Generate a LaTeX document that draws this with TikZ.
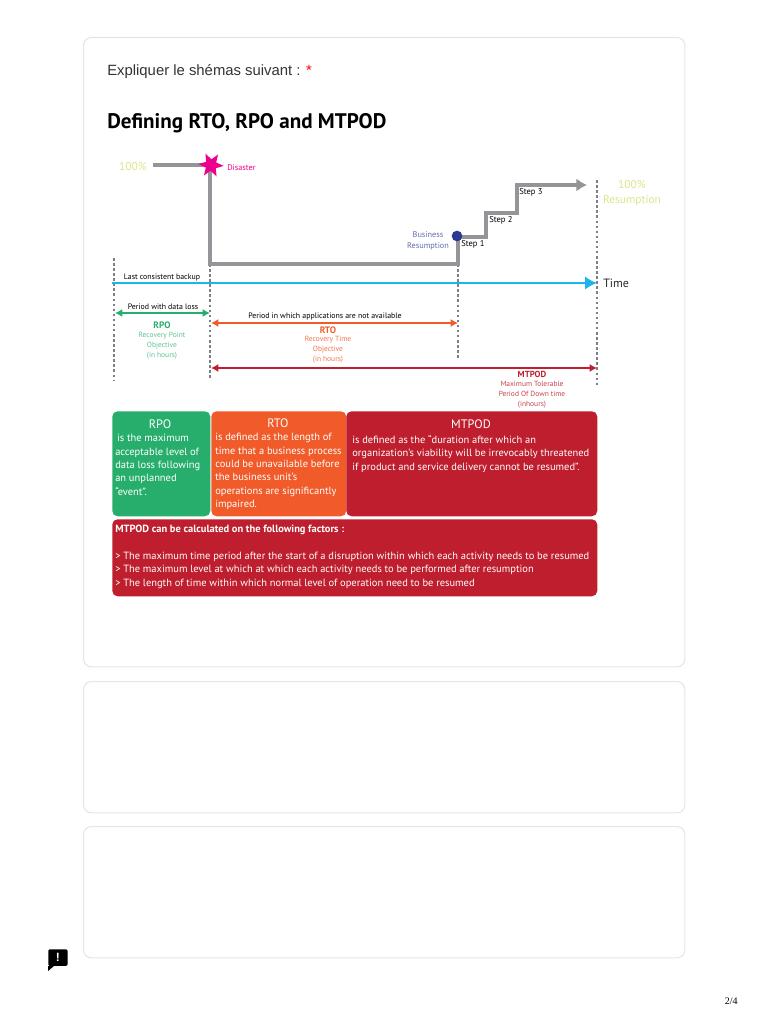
\documentclass[tikz,border=0pt]{standalone}
\usepackage{fontspec}
\usepackage{xcolor}
\setmainfont{PT Sans}
\newfontfamily\formfont{Liberation Sans}
\newfontfamily\pagefont{Liberation Serif}
\usetikzlibrary{arrows.meta,shapes.geometric}
\definecolor{rpogreen}{HTML}{27AE6C}
\definecolor{rtoorange}{HTML}{F15A29}
\definecolor{mtpodred}{HTML}{BE1E2D}
\definecolor{skyline}{HTML}{1CB5EA}
\definecolor{levelgray}{HTML}{939598}
\definecolor{hundred}{HTML}{DDE58A}
\definecolor{resumeblue}{HTML}{2B3990}
\definecolor{diskpink}{HTML}{EC008C}
\tikzset{
  card/.style={draw=black!10, line width=0.8pt, rounded corners=6pt, anchor=north west, minimum width=451pt, inner sep=0pt},
  colorbox/.style={rounded corners=4pt, anchor=north west, inner sep=0pt},
  boxtext/.style={text=white, anchor=north west, align=left, inner sep=0pt, font=\fontsize{7.85}{10}\selectfont},
  boxtitle/.style={text=white, inner sep=0pt, font=\fontsize{9.2}{11}\selectfont},
  level/.style={levelgray, line width=3pt},
  dotline/.style={levelgray!85!black, line width=1.5pt, dash pattern=on 1.9pt off 1.9pt},
  small/.style={inner sep=0pt, font=\fontsize{5.9}{7}\selectfont},
  sublabel/.style={inner sep=0pt, align=center, font=\fontsize{5.6}{7.6}\selectfont},
}
\begin{document}
\begin{tikzpicture}[x=0.75pt, y=-0.75pt]
  \useasboundingbox (0,0) rectangle (768,1024);
  % form cards
  \foreach \ypos/\hgt/\cardname in {37/472pt/cardone,681/98.5pt/cardtwo,826/98.5pt/cardthree}
    \node[card, minimum height=\hgt] (\cardname) at (83,\ypos) {};
  \node[anchor=base west, inner sep=0pt, text=black!80, font=\formfont\fontsize{11.15}{14}\selectfont] (question) at (107,75) {Expliquer le shémas suivant : \textcolor{red}{*}};
  \node[anchor=base west, inner sep=0pt, font=\fontsize{15.8}{18}\bfseries\selectfont] (title) at (107,128) {Defining RTO, RPO and MTPOD};
  % dotted guides
  \coordinate (leftup) at (114,258);
  \coordinate (leftdown) at (114,380);
  \coordinate (disup) at (210,264);
  \coordinate (disdown) at (210,380);
  \coordinate (resup) at (458,264);
  \coordinate (resdown) at (458,358);
  \coordinate (endup) at (597,180);
  \coordinate (enddown) at (597,385);
  \foreach \a/\b in {leftup/leftdown,disup/disdown,resup/resdown,endup/enddown}
    \draw[dotline] (\a) -- (\b);
  % service level
  \coordinate (levelstart) at (153,165);
  \coordinate (levelbreak) at (210,165);
  \coordinate (lowleft) at (210,264);
  \coordinate (lowright) at (458,264);
  \coordinate (stepone) at (458,237);
  \coordinate (steptwo) at (486,237);
  \coordinate (stepthree) at (486,213);
  \coordinate (stepfour) at (517,213);
  \coordinate (stepfive) at (517,185);
  \coordinate (levelend) at (587,185);
  \draw[level, -{Latex[length=8pt,width=10pt]}] (levelstart) -- (levelbreak) -- (lowleft) -- (lowright) -- (stepone) -- (steptwo) -- (stepthree) -- (stepfour) -- (stepfive) -- (levelend);
  \node[star, star points=6, star point ratio=2.2, fill=diskpink, inner sep=0pt, minimum size=19pt, rotate=26] (burst) at (211,165) {};
  \node[circle, fill=resumeblue, inner sep=0pt, minimum size=8pt] (resdot) at (457,236) {};
  \node[anchor=center, inner sep=0pt, text=hundred, font=\fontsize{8.6}{10}\selectfont] (hundredleft) at (133,166) {100\%};
  \node[anchor=west, small, text=diskpink, font=\fontsize{6.2}{8}\selectfont] (disaster) at (227,168) {Disaster};
  \node[anchor=center, sublabel, text=resumeblue!75, font=\fontsize{6.2}{8.3}\selectfont] (business) at (428,241) {Business\\Resumption};
  \node[anchor=west, small, font=\fontsize{6.4}{8}\selectfont] (labelone) at (461,244) {Step 1};
  \node[anchor=west, small, font=\fontsize{6.4}{8}\selectfont] (labeltwo) at (489,220) {Step 2};
  \node[anchor=west, small, font=\fontsize{6.4}{8}\selectfont] (labelthree) at (519,192) {Step 3};
  \node[anchor=center, inner sep=0pt, align=center, text=hundred, font=\fontsize{8.6}{11.2}\selectfont] (hundredright) at (632,193) {100\%\\Resumption};
  % time axis
  \coordinate (timestart) at (112,283);
  \coordinate (timeend) at (597,283);
  \draw[skyline, line width=1.5pt, -{Latex[length=9pt,width=10pt]}] (timestart) -- (timeend);
  \node[anchor=west, inner sep=0pt, text=black!85, font=\fontsize{9}{11}\selectfont] (timelabel) at (603,283) {Time};
  \node[small] (lastbackup) at (162,277) {Last consistent backup};
  % periods
  \coordinate (rpoleft) at (115,313);
  \coordinate (rporight) at (210,313);
  \coordinate (rtoleft) at (211,323);
  \coordinate (rtoright) at (458,323);
  \coordinate (mtpodleft) at (211,368);
  \coordinate (mtpodright) at (597,368);
  \draw[rpogreen, line width=1.4pt, {Latex[length=5.5pt,width=6pt]}-{Latex[length=5.5pt,width=6pt]}] (rpoleft) -- (rporight);
  \draw[rtoorange, line width=1.4pt, {Latex[length=5.5pt,width=6pt]}-{Latex[length=5.5pt,width=6pt]}] (rtoleft) -- (rtoright);
  \draw[mtpodred, line width=1.4pt, {Latex[length=5.5pt,width=6pt]}-{Latex[length=5.5pt,width=6pt]}] (mtpodleft) -- (mtpodright);
  \node[small] (lossperiod) at (163,307) {Period with data loss};
  \node[small] (downperiod) at (325,316) {Period in which applications are not available};
  \node[sublabel, text=rpogreen, font=\fontsize{7}{8}\bfseries\selectfont] (rpohead) at (162,325) {RPO};
  \node[sublabel, text=rpogreen!75] (rposub) at (162,346) {Recovery Point\\Objective\\(in hours)};
  \node[sublabel, text=rtoorange, font=\fontsize{7}{8}\bfseries\selectfont] (rtohead) at (328,330) {RTO};
  \node[sublabel, text=rtoorange!85] (rtosub) at (328,350) {Recovery Time\\Objective\\(in hours)};
  \node[sublabel, text=mtpodred, font=\fontsize{6.6}{8}\bfseries\selectfont] (mtpodhead) at (532,374) {MTPOD};
  \node[sublabel, text=mtpodred!85] (mtpodsub) at (532,395) {Maximum Tolerable\\Period Of Down time\\(inhours)};
  % colour boxes
  \node[colorbox, fill=rpogreen, minimum width=73.5pt, minimum height=78.75pt] (rpobox) at (112,411) {};
  \node[colorbox, fill=rtoorange, minimum width=101.25pt, minimum height=78.75pt] (rtobox) at (211,411) {};
  \node[colorbox, fill=mtpodred, minimum width=188.25pt, minimum height=78.75pt] (mtpodbox) at (346,411) {};
  \node[colorbox, fill=mtpodred, minimum width=363.75pt, minimum height=57.75pt] (factorbox) at (112,519) {};
  \node[boxtitle] (rpotitle) at (160,424) {RPO};
  \node[boxtitle] (rtotitle) at (278,423) {RTO};
  \node[boxtitle] (mtpodtitle) at (471,424) {MTPOD};
  \node[boxtext] (rpotext) at (115,434) {\,is the maximum\\acceptable level of\\data loss following\\an unplanned\\“event”.};
  \node[boxtext] (rtotext) at (215,433) {is defined as the length of\\time that a business process\\could be unavailable before\\the business unit’s\\operations are significantly\\impaired.};
  \node[boxtext] (mtpodtext) at (352,435) {is defined as the “duration after which an\\organization’s viability will be irrevocably threatened\\if product and service delivery cannot be resumed”.};
  \node[boxtext] (factortext) at (115,525) {\textbf{MTPOD can be calculated on the following factors :}\\[10pt]> The maximum time period after the start of a disruption within which each activity needs to be resumed\\> The maximum level at which at which each activity needs to be performed after resumption\\> The length of time within which normal level of operation need to be resumed};
  % page furniture
  \node[fill=black, rounded corners=1pt, anchor=north west, minimum width=14.5pt, minimum height=12.5pt, inner sep=0pt, text=white, font=\formfont\fontsize{9}{9}\bfseries\selectfont] (feedback) at (48,949) {!};
  \coordinate (tailtop) at (48,966);
  \coordinate (tailright) at (54,966);
  \coordinate (tailtip) at (48,971);
  \fill[black] (tailtop) -- (tailright) -- (tailtip) -- cycle;
  \node[anchor=base east, inner sep=0pt, font=\pagefont\fontsize{7.5}{9}\selectfont] (pagenum) at (738,1004) {2/4};
\end{tikzpicture}
\end{document}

#### [PROBLEM STATEMENT]
Gather from the data above every line with the string "that".

#### [RESULT OF THIS EXERCISE]
Generate a LaTeX document that draws this with TikZ.
  \node[boxtext] (rtotext) at (215,433) {is defined as the length of\\time that a business process\\could be unavailable before\\the business unit’s\\operations are significantly\\impaired.};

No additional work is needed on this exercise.